* MATERIAL

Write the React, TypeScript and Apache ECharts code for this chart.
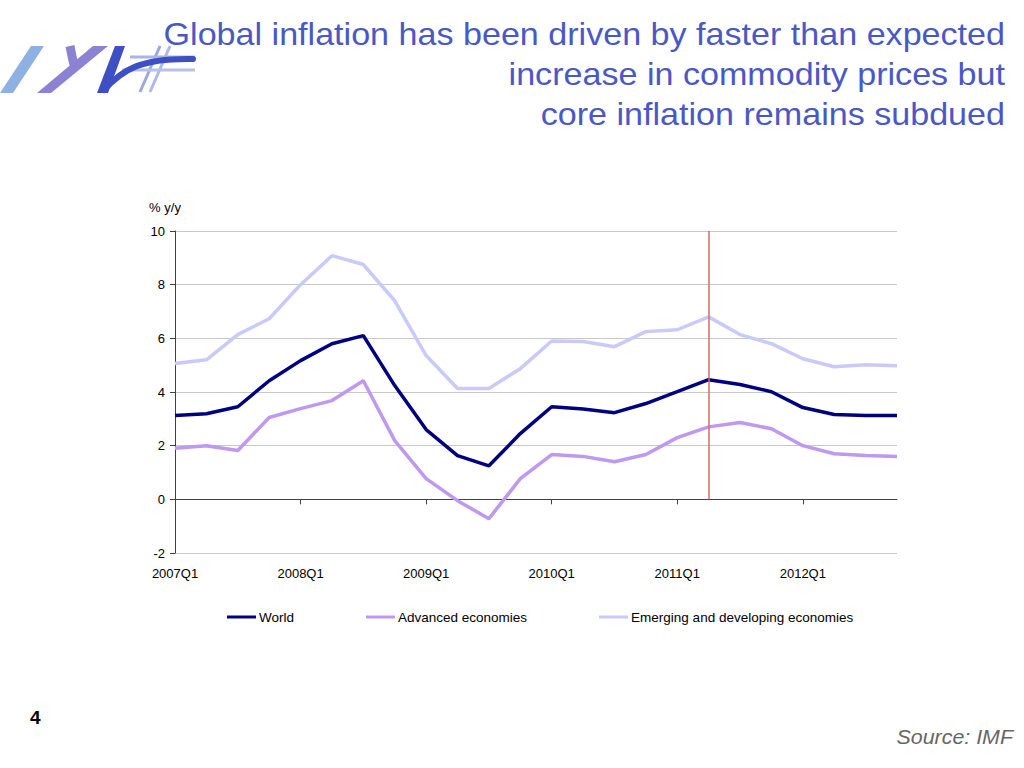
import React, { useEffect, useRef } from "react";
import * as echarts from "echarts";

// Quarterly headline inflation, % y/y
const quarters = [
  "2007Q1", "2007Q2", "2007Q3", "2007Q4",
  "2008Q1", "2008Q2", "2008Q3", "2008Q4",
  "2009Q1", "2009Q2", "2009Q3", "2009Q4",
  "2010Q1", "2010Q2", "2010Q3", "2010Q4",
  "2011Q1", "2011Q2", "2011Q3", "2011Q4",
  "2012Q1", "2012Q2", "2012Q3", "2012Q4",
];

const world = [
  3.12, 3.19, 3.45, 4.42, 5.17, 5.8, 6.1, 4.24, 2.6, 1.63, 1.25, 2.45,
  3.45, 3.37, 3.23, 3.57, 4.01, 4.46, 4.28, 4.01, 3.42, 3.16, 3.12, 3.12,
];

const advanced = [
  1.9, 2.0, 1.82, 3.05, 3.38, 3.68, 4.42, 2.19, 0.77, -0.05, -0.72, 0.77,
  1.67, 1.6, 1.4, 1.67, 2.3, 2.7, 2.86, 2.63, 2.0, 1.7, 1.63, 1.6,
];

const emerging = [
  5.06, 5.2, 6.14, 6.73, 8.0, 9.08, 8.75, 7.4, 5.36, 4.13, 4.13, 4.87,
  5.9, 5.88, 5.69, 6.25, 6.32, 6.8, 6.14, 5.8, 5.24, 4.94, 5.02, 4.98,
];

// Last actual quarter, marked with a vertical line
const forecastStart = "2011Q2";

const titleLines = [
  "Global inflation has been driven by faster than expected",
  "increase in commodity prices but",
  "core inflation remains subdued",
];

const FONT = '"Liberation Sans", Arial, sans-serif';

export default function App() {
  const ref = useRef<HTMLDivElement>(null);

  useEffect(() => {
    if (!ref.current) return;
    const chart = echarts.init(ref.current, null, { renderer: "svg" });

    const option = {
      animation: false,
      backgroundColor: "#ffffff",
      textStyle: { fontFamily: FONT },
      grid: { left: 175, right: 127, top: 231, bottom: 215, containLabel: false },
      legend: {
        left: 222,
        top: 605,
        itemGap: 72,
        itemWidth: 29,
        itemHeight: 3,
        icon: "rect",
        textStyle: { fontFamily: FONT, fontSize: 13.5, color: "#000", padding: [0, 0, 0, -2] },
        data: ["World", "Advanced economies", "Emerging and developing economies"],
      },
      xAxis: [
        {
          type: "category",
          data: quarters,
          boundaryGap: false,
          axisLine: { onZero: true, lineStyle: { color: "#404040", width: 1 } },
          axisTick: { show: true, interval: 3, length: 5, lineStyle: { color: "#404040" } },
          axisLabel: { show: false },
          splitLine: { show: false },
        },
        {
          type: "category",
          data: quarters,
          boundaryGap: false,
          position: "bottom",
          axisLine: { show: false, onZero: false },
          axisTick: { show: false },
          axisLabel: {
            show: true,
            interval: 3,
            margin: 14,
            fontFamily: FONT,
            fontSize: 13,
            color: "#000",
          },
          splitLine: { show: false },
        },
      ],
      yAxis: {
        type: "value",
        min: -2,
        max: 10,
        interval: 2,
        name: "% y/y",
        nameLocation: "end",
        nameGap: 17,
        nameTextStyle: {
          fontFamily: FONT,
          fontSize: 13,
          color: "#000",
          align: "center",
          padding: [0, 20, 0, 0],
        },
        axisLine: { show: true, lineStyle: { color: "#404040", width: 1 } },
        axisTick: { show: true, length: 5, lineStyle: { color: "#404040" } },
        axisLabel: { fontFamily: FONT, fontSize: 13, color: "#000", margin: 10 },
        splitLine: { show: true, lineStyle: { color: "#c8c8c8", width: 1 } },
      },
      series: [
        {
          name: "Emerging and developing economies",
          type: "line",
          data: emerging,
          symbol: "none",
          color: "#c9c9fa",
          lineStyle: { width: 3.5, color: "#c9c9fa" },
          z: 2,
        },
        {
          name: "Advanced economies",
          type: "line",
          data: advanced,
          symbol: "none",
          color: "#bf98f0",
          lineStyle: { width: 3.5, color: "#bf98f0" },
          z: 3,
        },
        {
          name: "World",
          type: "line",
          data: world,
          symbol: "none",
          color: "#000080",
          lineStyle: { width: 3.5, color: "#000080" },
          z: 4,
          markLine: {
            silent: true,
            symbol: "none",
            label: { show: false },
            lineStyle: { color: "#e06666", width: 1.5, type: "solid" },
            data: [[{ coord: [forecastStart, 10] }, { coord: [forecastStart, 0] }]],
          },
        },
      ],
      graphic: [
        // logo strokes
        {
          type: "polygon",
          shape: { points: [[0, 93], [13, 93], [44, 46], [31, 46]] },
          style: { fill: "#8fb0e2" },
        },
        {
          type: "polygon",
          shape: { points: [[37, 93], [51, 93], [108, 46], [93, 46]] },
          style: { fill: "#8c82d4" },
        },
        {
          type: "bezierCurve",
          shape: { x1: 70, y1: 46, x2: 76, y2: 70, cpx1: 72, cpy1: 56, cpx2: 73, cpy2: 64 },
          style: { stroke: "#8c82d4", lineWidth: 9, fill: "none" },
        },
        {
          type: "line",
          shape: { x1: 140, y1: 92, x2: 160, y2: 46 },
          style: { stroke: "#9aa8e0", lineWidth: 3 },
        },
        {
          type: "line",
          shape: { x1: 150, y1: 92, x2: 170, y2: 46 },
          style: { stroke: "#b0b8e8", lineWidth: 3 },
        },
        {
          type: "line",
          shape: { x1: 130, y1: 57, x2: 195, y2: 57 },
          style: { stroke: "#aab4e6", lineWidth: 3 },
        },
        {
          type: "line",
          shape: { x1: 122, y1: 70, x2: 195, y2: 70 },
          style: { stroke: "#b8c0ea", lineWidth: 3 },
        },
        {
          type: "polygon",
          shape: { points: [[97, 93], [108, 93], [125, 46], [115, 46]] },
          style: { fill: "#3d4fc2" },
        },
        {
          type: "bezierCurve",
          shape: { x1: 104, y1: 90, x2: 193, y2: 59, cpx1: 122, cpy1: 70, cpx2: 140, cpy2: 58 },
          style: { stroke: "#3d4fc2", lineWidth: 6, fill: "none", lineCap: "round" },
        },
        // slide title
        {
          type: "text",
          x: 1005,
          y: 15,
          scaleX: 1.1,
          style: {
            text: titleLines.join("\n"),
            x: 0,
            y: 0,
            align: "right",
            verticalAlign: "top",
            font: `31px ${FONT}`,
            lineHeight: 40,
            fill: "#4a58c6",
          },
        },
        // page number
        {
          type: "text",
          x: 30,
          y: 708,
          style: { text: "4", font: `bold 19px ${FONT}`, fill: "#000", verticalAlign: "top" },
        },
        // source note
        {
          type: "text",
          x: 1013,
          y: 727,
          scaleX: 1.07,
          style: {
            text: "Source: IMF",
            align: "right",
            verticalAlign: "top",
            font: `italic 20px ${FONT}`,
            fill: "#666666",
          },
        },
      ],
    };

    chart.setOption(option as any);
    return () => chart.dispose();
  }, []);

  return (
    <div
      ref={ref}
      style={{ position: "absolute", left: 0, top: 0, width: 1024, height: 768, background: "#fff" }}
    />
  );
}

* EXERCISE INSTRUCTIONS
Write out the full listing verbatim, excluding its pictures.

* COMPLETE OUTPUT
Write the React, TypeScript and Apache ECharts code for this chart.
import React, { useEffect, useRef } from "react";
import * as echarts from "echarts";

// Quarterly headline inflation, % y/y
const quarters = [
  "2007Q1", "2007Q2", "2007Q3", "2007Q4",
  "2008Q1", "2008Q2", "2008Q3", "2008Q4",
  "2009Q1", "2009Q2", "2009Q3", "2009Q4",
  "2010Q1", "2010Q2", "2010Q3", "2010Q4",
  "2011Q1", "2011Q2", "2011Q3", "2011Q4",
  "2012Q1", "2012Q2", "2012Q3", "2012Q4",
];

const world = [
  3.12, 3.19, 3.45, 4.42, 5.17, 5.8, 6.1, 4.24, 2.6, 1.63, 1.25, 2.45,
  3.45, 3.37, 3.23, 3.57, 4.01, 4.46, 4.28, 4.01, 3.42, 3.16, 3.12, 3.12,
];

const advanced = [
  1.9, 2.0, 1.82, 3.05, 3.38, 3.68, 4.42, 2.19, 0.77, -0.05, -0.72, 0.77,
  1.67, 1.6, 1.4, 1.67, 2.3, 2.7, 2.86, 2.63, 2.0, 1.7, 1.63, 1.6,
];

const emerging = [
  5.06, 5.2, 6.14, 6.73, 8.0, 9.08, 8.75, 7.4, 5.36, 4.13, 4.13, 4.87,
  5.9, 5.88, 5.69, 6.25, 6.32, 6.8, 6.14, 5.8, 5.24, 4.94, 5.02, 4.98,
];

// Last actual quarter, marked with a vertical line
const forecastStart = "2011Q2";

const titleLines = [
  "Global inflation has been driven by faster than expected",
  "increase in commodity prices but",
  "core inflation remains subdued",
];

const FONT = '"Liberation Sans", Arial, sans-serif';

export default function App() {
  const ref = useRef<HTMLDivElement>(null);

  useEffect(() => {
    if (!ref.current) return;
    const chart = echarts.init(ref.current, null, { renderer: "svg" });

    const option = {
      animation: false,
      backgroundColor: "#ffffff",
      textStyle: { fontFamily: FONT },
      grid: { left: 175, right: 127, top: 231, bottom: 215, containLabel: false },
      legend: {
        left: 222,
        top: 605,
        itemGap: 72,
        itemWidth: 29,
        itemHeight: 3,
        icon: "rect",
        textStyle: { fontFamily: FONT, fontSize: 13.5, color: "#000", padding: [0, 0, 0, -2] },
        data: ["World", "Advanced economies", "Emerging and developing economies"],
      },
      xAxis: [
        {
          type: "category",
          data: quarters,
          boundaryGap: false,
          axisLine: { onZero: true, lineStyle: { color: "#404040", width: 1 } },
          axisTick: { show: true, interval: 3, length: 5, lineStyle: { color: "#404040" } },
          axisLabel: { show: false },
          splitLine: { show: false },
        },
        {
          type: "category",
          data: quarters,
          boundaryGap: false,
          position: "bottom",
          axisLine: { show: false, onZero: false },
          axisTick: { show: false },
          axisLabel: {
            show: true,
            interval: 3,
            margin: 14,
            fontFamily: FONT,
            fontSize: 13,
            color: "#000",
          },
          splitLine: { show: false },
        },
      ],
      yAxis: {
        type: "value",
        min: -2,
        max: 10,
        interval: 2,
        name: "% y/y",
        nameLocation: "end",
        nameGap: 17,
        nameTextStyle: {
          fontFamily: FONT,
          fontSize: 13,
          color: "#000",
          align: "center",
          padding: [0, 20, 0, 0],
        },
        axisLine: { show: true, lineStyle: { color: "#404040", width: 1 } },
        axisTick: { show: true, length: 5, lineStyle: { color: "#404040" } },
        axisLabel: { fontFamily: FONT, fontSize: 13, color: "#000", margin: 10 },
        splitLine: { show: true, lineStyle: { color: "#c8c8c8", width: 1 } },
      },
      series: [
        {
          name: "Emerging and developing economies",
          type: "line",
          data: emerging,
          symbol: "none",
          color: "#c9c9fa",
          lineStyle: { width: 3.5, color: "#c9c9fa" },
          z: 2,
        },
        {
          name: "Advanced economies",
          type: "line",
          data: advanced,
          symbol: "none",
          color: "#bf98f0",
          lineStyle: { width: 3.5, color: "#bf98f0" },
          z: 3,
        },
        {
          name: "World",
          type: "line",
          data: world,
          symbol: "none",
          color: "#000080",
          lineStyle: { width: 3.5, color: "#000080" },
          z: 4,
          markLine: {
            silent: true,
            symbol: "none",
            label: { show: false },
            lineStyle: { color: "#e06666", width: 1.5, type: "solid" },
            data: [[{ coord: [forecastStart, 10] }, { coord: [forecastStart, 0] }]],
          },
        },
      ],
      graphic: [
        // logo strokes
        {
          type: "polygon",
          shape: { points: [[0, 93], [13, 93], [44, 46], [31, 46]] },
          style: { fill: "#8fb0e2" },
        },
        {
          type: "polygon",
          shape: { points: [[37, 93], [51, 93], [108, 46], [93, 46]] },
          style: { fill: "#8c82d4" },
        },
        {
          type: "bezierCurve",
          shape: { x1: 70, y1: 46, x2: 76, y2: 70, cpx1: 72, cpy1: 56, cpx2: 73, cpy2: 64 },
          style: { stroke: "#8c82d4", lineWidth: 9, fill: "none" },
        },
        {
          type: "line",
          shape: { x1: 140, y1: 92, x2: 160, y2: 46 },
          style: { stroke: "#9aa8e0", lineWidth: 3 },
        },
        {
          type: "line",
          shape: { x1: 150, y1: 92, x2: 170, y2: 46 },
          style: { stroke: "#b0b8e8", lineWidth: 3 },
        },
        {
          type: "line",
          shape: { x1: 130, y1: 57, x2: 195, y2: 57 },
          style: { stroke: "#aab4e6", lineWidth: 3 },
        },
        {
          type: "line",
          shape: { x1: 122, y1: 70, x2: 195, y2: 70 },
          style: { stroke: "#b8c0ea", lineWidth: 3 },
        },
        {
          type: "polygon",
          shape: { points: [[97, 93], [108, 93], [125, 46], [115, 46]] },
          style: { fill: "#3d4fc2" },
        },
        {
          type: "bezierCurve",
          shape: { x1: 104, y1: 90, x2: 193, y2: 59, cpx1: 122, cpy1: 70, cpx2: 140, cpy2: 58 },
          style: { stroke: "#3d4fc2", lineWidth: 6, fill: "none", lineCap: "round" },
        },
        // slide title
        {
          type: "text",
          x: 1005,
          y: 15,
          scaleX: 1.1,
          style: {
            text: titleLines.join("\n"),
            x: 0,
            y: 0,
            align: "right",
            verticalAlign: "top",
            font: `31px ${FONT}`,
            lineHeight: 40,
            fill: "#4a58c6",
          },
        },
        // page number
        {
          type: "text",
          x: 30,
          y: 708,
          style: { text: "4", font: `bold 19px ${FONT}`, fill: "#000", verticalAlign: "top" },
        },
        // source note
        {
          type: "text",
          x: 1013,
          y: 727,
          scaleX: 1.07,
          style: {
            text: "Source: IMF",
            align: "right",
            verticalAlign: "top",
            font: `italic 20px ${FONT}`,
            fill: "#666666",
          },
        },
      ],
    };

    chart.setOption(option as any);
    return () => chart.dispose();
  }, []);

  return (
    <div
      ref={ref}
      style={{ position: "absolute", left: 0, top: 0, width: 1024, height: 768, background: "#fff" }}
    />
  );
}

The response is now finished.